加えて、YouTubeで夕方に始める「ライブ配信」では、当日の感染者数を読み上げNHKの首都圏ニュースでその模様が速報される。自身が日々、読み上げる感染者数の集計方法の把握と改善に思いは至らなかったのだろうか。感染者数の報告漏れを公表したのも、5月11日のライブ配信だった。
ただ、ライブ配信の場では記者が質問することはできない。小池知事は同日夜の内閣府が入る建物でのぶら下がり会見で、新型コロナの抗体検査と抗原検査に取り組むと突然ぶち上げて、集計ミスの件をけむに巻いた。
また感染者の集計ミスを都が公表する3日前の5月8日の記者会見では、玩具の業界団体から新型コロナのホテルでの療養者向けに寄贈されたとして、突然けん玉を取り出したことも記憶に新しい。もちろん、新型コロナはこのような空疎なパフォーマンスや広報戦略で乗り切れる問題ではない。

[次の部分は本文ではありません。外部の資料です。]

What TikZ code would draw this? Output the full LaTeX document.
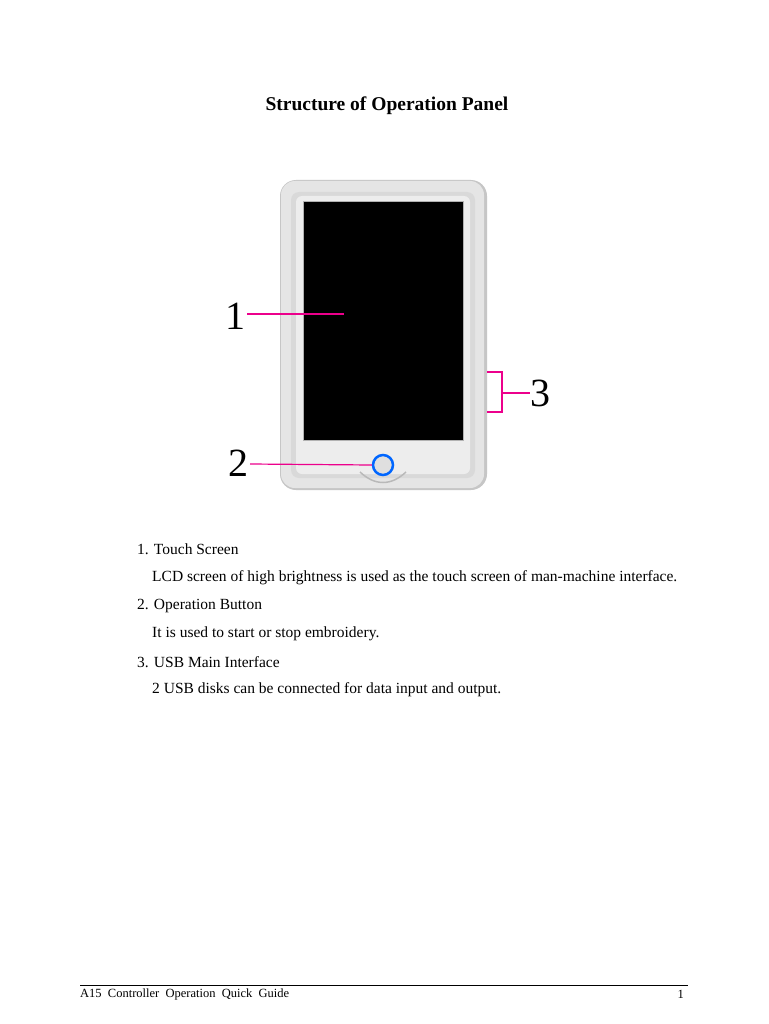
\documentclass[tikz,border=0pt]{standalone}
\usepackage{fontspec}
\setmainfont{Liberation Serif}
\begin{document}
\begin{tikzpicture}[x=1pt,y=-1pt,
  txt/.style={anchor=west,inner sep=0pt,font=\fontsize{15.5}{17}\selectfont},
  lbl/.style={inner sep=0pt,font=\fontsize{40}{44}\selectfont},
  lead/.style={draw=magenta,line width=1.2pt}]
\useasboundingbox[fill=white] (0,0) rectangle (768,1024);
\node[font=\fontsize{19.5}{22}\selectfont\bfseries] (title) at (387,106) {Structure of Operation Panel};
% device
\fill[gray!45,rounded corners=16pt] (280,180) rectangle (487,490);
\fill[gray!20,rounded corners=14pt] (281,181) rectangle (484,488);
\fill[gray!30,rounded corners=8pt] (291,192) rectangle (475,478);
\fill[gray!14,rounded corners=6pt] (296,196) rectangle (470,474);
\node[fill=black,minimum width=160pt,minimum height=238pt,inner sep=0pt,draw=gray!60,line width=1pt] (screen) at (383,321) {};
\draw[gray!55,line width=1.5pt] (360,472) .. controls (375,486) and (391,486) .. (406,472);
\node[circle,draw=blue!60!cyan,line width=2.5pt,fill=gray!25,minimum size=20pt,inner sep=0pt] (btn) at (383,465) {};
% labels
\node[lbl] (l1) at (235,316) {1};
\node[lbl] (l2) at (238,463) {2};
\node[lbl] (l3) at (540,393) {3};
\coordinate (p1) at (344,314);
\coordinate (s1) at (247,314);
\coordinate (s2) at (250,464);
\draw[lead] (s1) -- (p1);
\draw[lead] (s2) -- (btn.west);
\coordinate (ba) at (487,372); \coordinate (bb) at (487,412);
\draw[lead] (ba) -- (502,372) -- (502,412) -- (bb);
\draw[lead] (502,393) -- (l3.west);
% list
\node[txt] (t1) at (137,549) {1. Touch Screen};
\node[txt] (t1b) at (152,578) {LCD screen of high brightness is used as the touch screen of man-machine interface.};
\node[txt] (t2) at (137,606) {2. Operation Button};
\node[txt] (t2b) at (152,634) {It is used to start or stop embroidery.};
\node[txt] (t3) at (137,662) {3. USB Main Interface};
\node[txt] (t3b) at (152,690) {2 USB disks can be connected for data input and output.};
% footer
\draw[line width=0.8pt] (80,985) -- (688,985);
\node[anchor=west,inner sep=0pt,font=\fontsize{12.5}{13}\selectfont] (ft) at (80,994) {A15\ \ Controller\ \ Operation\ \ Quick\ \ Guide};
\node[anchor=east,inner sep=0pt,font=\fontsize{12.5}{13}\selectfont] (pg) at (684,994) {1};
\end{tikzpicture}
\end{document}
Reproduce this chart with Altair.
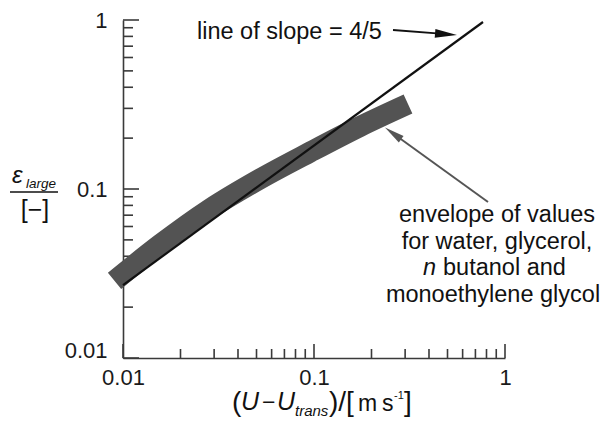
import altair as alt
import pandas as pd

# ---------------- data ----------------
band_x = [0.00903, 0.0156, 0.0285, 0.0522, 0.0953, 0.174, 0.3105]
band_y = [0.0286, 0.0468, 0.0762, 0.1148, 0.1652, 0.2344, 0.3184]
slope_x = [0.01, 0.767]
slope_y = [0.0270, 0.973]
major_ticks = [0.01, 0.1, 1]
minor_ticks = [0.02, 0.03, 0.04, 0.05, 0.06, 0.07, 0.08, 0.09,
               0.2, 0.3, 0.4, 0.5, 0.6, 0.7, 0.8, 0.9]

FONT = "Liberation Sans"
OX, OY = 123, 20          # plot-area origin in the page
W, H = 382, 338           # plot area size

band_df = pd.DataFrame({"x": band_x, "y": band_y})
slope_df = pd.DataFrame({"x": slope_x, "y": slope_y})
major_df = pd.DataFrame({"v": major_ticks})
minor_df = pd.DataFrame({"v": minor_ticks})

xs = alt.Scale(type="log", domain=[0.01, 1], nice=False)
ys = alt.Scale(type="log", domain=[0.01, 1], nice=False)

xaxis = alt.Axis(values=major_ticks, format="~g", ticks=False, grid=False,
                 domainColor="#3a3a3a", domainWidth=1.6, labelFont=FONT,
                 labelFontSize=22, labelColor="#1a1a1a", labelPadding=9,
                 labelFlush=False, labelOverlap=False, title=None)
yaxis = alt.Axis(values=major_ticks, format="~g", ticks=False, grid=False,
                 domainColor="#3a3a3a", domainWidth=1.6, labelFont=FONT,
                 labelFontSize=22, labelColor="#1a1a1a", labelPadding=16,
                 labelOffset={"condition": {"test": "datum.value < 0.02", "value": -8}, "value": 0},
                 labelFlush=False, labelOverlap=False, title=None)

base_x = alt.X("x:Q", scale=xs, axis=xaxis)
base_y = alt.Y("y:Q", scale=ys, axis=yaxis)

band = alt.Chart(band_df).mark_line(
    color="#535353", strokeWidth=21, strokeCap="butt", interpolate="monotone"
).encode(x=base_x, y=base_y)

slope = alt.Chart(slope_df).mark_line(color="#111111", strokeWidth=2.2).encode(
    x=base_x, y=base_y)

TICK_COL = "#3a3a3a"
xmaj = alt.Chart(major_df).mark_rule(color=TICK_COL, strokeWidth=1.6).encode(
    x=alt.X("v:Q", scale=xs, axis=xaxis), y=alt.value(H), y2=alt.value(H - 14))
xmin = alt.Chart(minor_df).mark_rule(color=TICK_COL, strokeWidth=1.6).encode(
    x=alt.X("v:Q", scale=xs, axis=xaxis), y=alt.value(H), y2=alt.value(H - 9))
ymaj = alt.Chart(major_df).mark_rule(color=TICK_COL, strokeWidth=1.6).encode(
    y=alt.Y("v:Q", scale=ys, axis=yaxis), x=alt.value(0), x2=alt.value(16))
ymin = alt.Chart(minor_df).mark_rule(color=TICK_COL, strokeWidth=1.6).encode(
    y=alt.Y("v:Q", scale=ys, axis=yaxis), x=alt.value(0), x2=alt.value(10))

ONE = alt.Data(values=[{"a": 1}])


def txt(s, x, y, size=23.5, style="normal", align="left", baseline="alphabetic",
        color="#111111"):
    return alt.Chart(ONE).mark_text(
        text=s, font=FONT, fontSize=size, fontStyle=style, align=align,
        baseline=baseline, color=color
    ).encode(x=alt.value(x - OX), y=alt.value(y - OY))


def seg(x1, y1, x2, y2, color, width):
    return alt.Chart(ONE).mark_rule(color=color, strokeWidth=width).encode(
        x=alt.value(x1 - OX), y=alt.value(y1 - OY),
        x2=alt.value(x2 - OX), y2=alt.value(y2 - OY))


HEAD = "M0,0 L-1,-0.2 L-1,0.2 Z"


def head(x, y, angle, size, color):
    return alt.Chart(ONE).mark_point(
        shape=HEAD, size=size, angle=angle, filled=True, color=color,
        opacity=1, strokeWidth=0
    ).encode(x=alt.value(x - OX), y=alt.value(y - OY))


ann = [
    txt("line of slope = 4/5", 197, 39),
    seg(393, 30, 440, 33.7, "#111111", 1.8),
    head(457, 35, 4.5, 1936, "#111111"),
    seg(488, 202, 398, 137, "#555555", 2),
    head(385, 127.5, 216, 1600, "#555555"),
    txt("envelope of values", 497, 222, align="center"),
    txt("for water, glycerol,", 497, 248.5, align="center"),
    txt("n", 423, 275, style="italic"),
    txt("butanol and", 443, 275),
    txt("monoethylene glycol", 493, 302, align="center"),
    # y title
    txt("ε", 12, 183, size=24, style="italic"),
    txt("large", 26, 188, size=13.5, style="italic"),
    seg(10, 192, 58, 192, "#111111", 1.5),
    txt("[−]", 35, 218, size=25, align="center"),
    # x title
    txt("(", 232, 411, size=28),
    txt("U", 241, 410, size=25, style="italic"),
    txt("−", 262, 410, size=23),
    txt("U", 277, 410, size=25, style="italic"),
    txt("trans", 295, 416, size=15, style="italic"),
    txt(")/[", 329, 411, size=28),
    txt("m", 358, 411, size=23),
    txt("s", 382, 411, size=23),
    txt("-1", 394, 399, size=11),
    txt("]", 404, 411, size=28),
]

chart = alt.layer(xmin, xmaj, ymin, ymaj, band, slope, *ann).properties(
    width=W, height=H,
    autosize=alt.AutoSizeParams(type="none"),
    padding={"left": OX, "top": OY, "right": 611 - OX - W, "bottom": 421 - OY - H},
    background="white",
).configure_view(stroke=None)

chart.save("out.html", embed_options={"renderer": "svg", "actions": False})
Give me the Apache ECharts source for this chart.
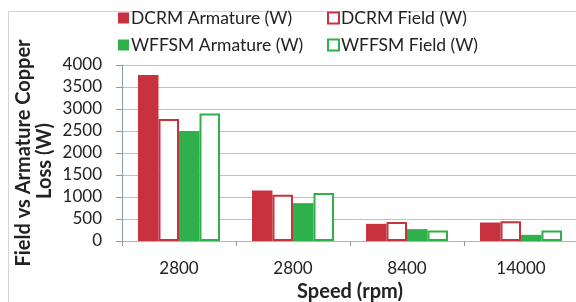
<!DOCTYPE html>
<html>
<head>
    <meta charset="utf-8">
    <title>Copper loss</title>
    <script src="https://cdn.jsdelivr.net/npm/echarts@6/dist/echarts.min.js"></script>
    <style>
        html, body { margin: 0; padding: 0; background: #fff; }
    </style>
</head>
<body>
    <div id="main" style="width: 576px;height:302px;"></div>
    <script type="text/javascript">
        // speeds (two groups both labelled 2800 in the source)
        var speeds = ['2800', '2800 ', '8400', '14000'];
        var dcrmArmature = [3770, 1150, 390, 420];
        var dcrmField = [2770, 1050, 430, 450];
        var wffsmArmature = [2500, 860, 270, 140];
        var wffsmField = [2900, 1090, 240, 240];
        var yTicks = [0, 500, 1000, 1500, 2000, 2500, 3000, 3500, 4000];

        var red = '#c8323f';
        var green = '#2eb14a';
        var font = 'Lato, "Open Sans", sans-serif';

        var myChart = echarts.init(document.getElementById('main'));

        function filled(name, color, data) {
            return {
                name: name, type: 'bar', data: data,
                barWidth: 20.5, barGap: '0%',
                itemStyle: { color: color },
                animation: false
            };
        }
        function hollow(name, color, data) {
            return {
                name: name, type: 'bar', data: data,
                barWidth: 20.5, barGap: '0%',
                itemStyle: { color: '#fff', borderColor: color, borderWidth: 2 },
                animation: false
            };
        }
        // one legend per entry so the 2x2 layout sits where the original has it
        function legendAt(name, left, top) {
            return {
                left: left, top: top, padding: 0,
                itemWidth: 11, itemHeight: 11,
                textStyle: { fontSize: 17.5, color: '#222', fontFamily: font, padding: [0, 0, 0, -3] },
                data: [{ name: name, icon: 'rect' }]
            };
        }

        var option = {
            backgroundColor: '#fff',
            animation: false,
            textStyle: { fontFamily: font },
            graphic: [{
                type: 'rect', left: 6, top: 9,
                shape: { width: 600, height: 320 },
                style: { fill: 'none', stroke: '#d4d4d4', lineWidth: 1 },
                z: -1
            }, {
                // second line of the y axis title, centred under the first
                type: 'text', x: 45, y: 161, rotation: Math.PI / 2,
                style: {
                    text: 'Loss (W)', fill: '#222', font: 'bold 20px ' + font,
                    textAlign: 'center', textVerticalAlign: 'middle'
                }
            }],
            legend: [
                legendAt('DCRM Armature (W)', 118, 9),
                legendAt('DCRM Field (W)', 327, 9),
                legendAt('WFFSM Armature (W)', 118, 36),
                legendAt('WFFSM Field (W)', 327, 36)
            ],
            grid: { left: 122, right: -2, top: 65, bottom: 61, outerBoundsMode: 'none' },
            xAxis: {
                type: 'category',
                data: speeds,
                name: 'Speed (rpm)',
                nameLocation: 'middle',
                nameGap: 38,
                nameTextStyle: { fontSize: 20, fontWeight: 'bold', color: '#222', fontFamily: font },
                axisLine: { lineStyle: { color: '#c9a9a9', width: 1 } },
                axisTick: { show: true, length: 5, alignWithLabel: false, lineStyle: { color: '#8a9aa6' } },
                axisLabel: { fontSize: 17, color: '#222', margin: 19, fontFamily: font,
                    formatter: function (v) { return v.trim(); } }
            },
            yAxis: {
                type: 'value',
                min: 0, max: 4000, interval: 500,
                name: 'Field vs Armature Copper',
                nameLocation: 'middle',
                nameGap: 88,
                nameRotate: 90,
                nameTextStyle: { fontSize: 20, fontWeight: 'bold', color: '#222', fontFamily: font },
                axisLine: { show: true, lineStyle: { color: '#8a9aa6' } },
                axisTick: { show: true, length: 6, lineStyle: { color: '#8a9aa6' } },
                axisLabel: {
                    fontSize: 17, color: '#222', margin: 20, fontFamily: font,
                    customValues: yTicks,
                    formatter: function (v) { return String(v); }
                },
                splitLine: { lineStyle: { color: '#b4c2ca', width: 1 } }
            },
            series: [
                filled('DCRM Armature (W)', red, dcrmArmature),
                hollow('DCRM Field (W)', red, dcrmField),
                filled('WFFSM Armature (W)', green, wffsmArmature),
                hollow('WFFSM Field (W)', green, wffsmField)
            ]
        };

        myChart.setOption(option);
    </script>
</body>
</html>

小池知事は、東京五輪の延期をめぐって安倍晋三首相を抱き込み、不倶戴天の敵である都議会自民党会派を抑え込むなど、新型コロナをむしろ政治的に利用している節さえある。
さらに5月5日の記者会見では、当サイトが昨年、記事『小池発言を“新旧対照表”で検証、「築地は守る」の変質とごまかし』で指摘したように詭弁に詭弁を重ねるしかなくなった築地市場跡地の再開発計画について、その手続きを「当面休止」すると明言した。小池都政の“鬼門”ともいえる市場問題の弥縫策を、新型コロナを奇貨として先送りすることに成功した瞬間だった。
5月13日の東京都内の新型コロナ陽性者は10人と、政府が緊急事態宣言を出してから最少となった。このまま減少すれば、小池都政の成果として7月の知事選で大いに喧伝されることになるのだろう。だが、これまでに生じた問題は決して見過ごされるべきではない。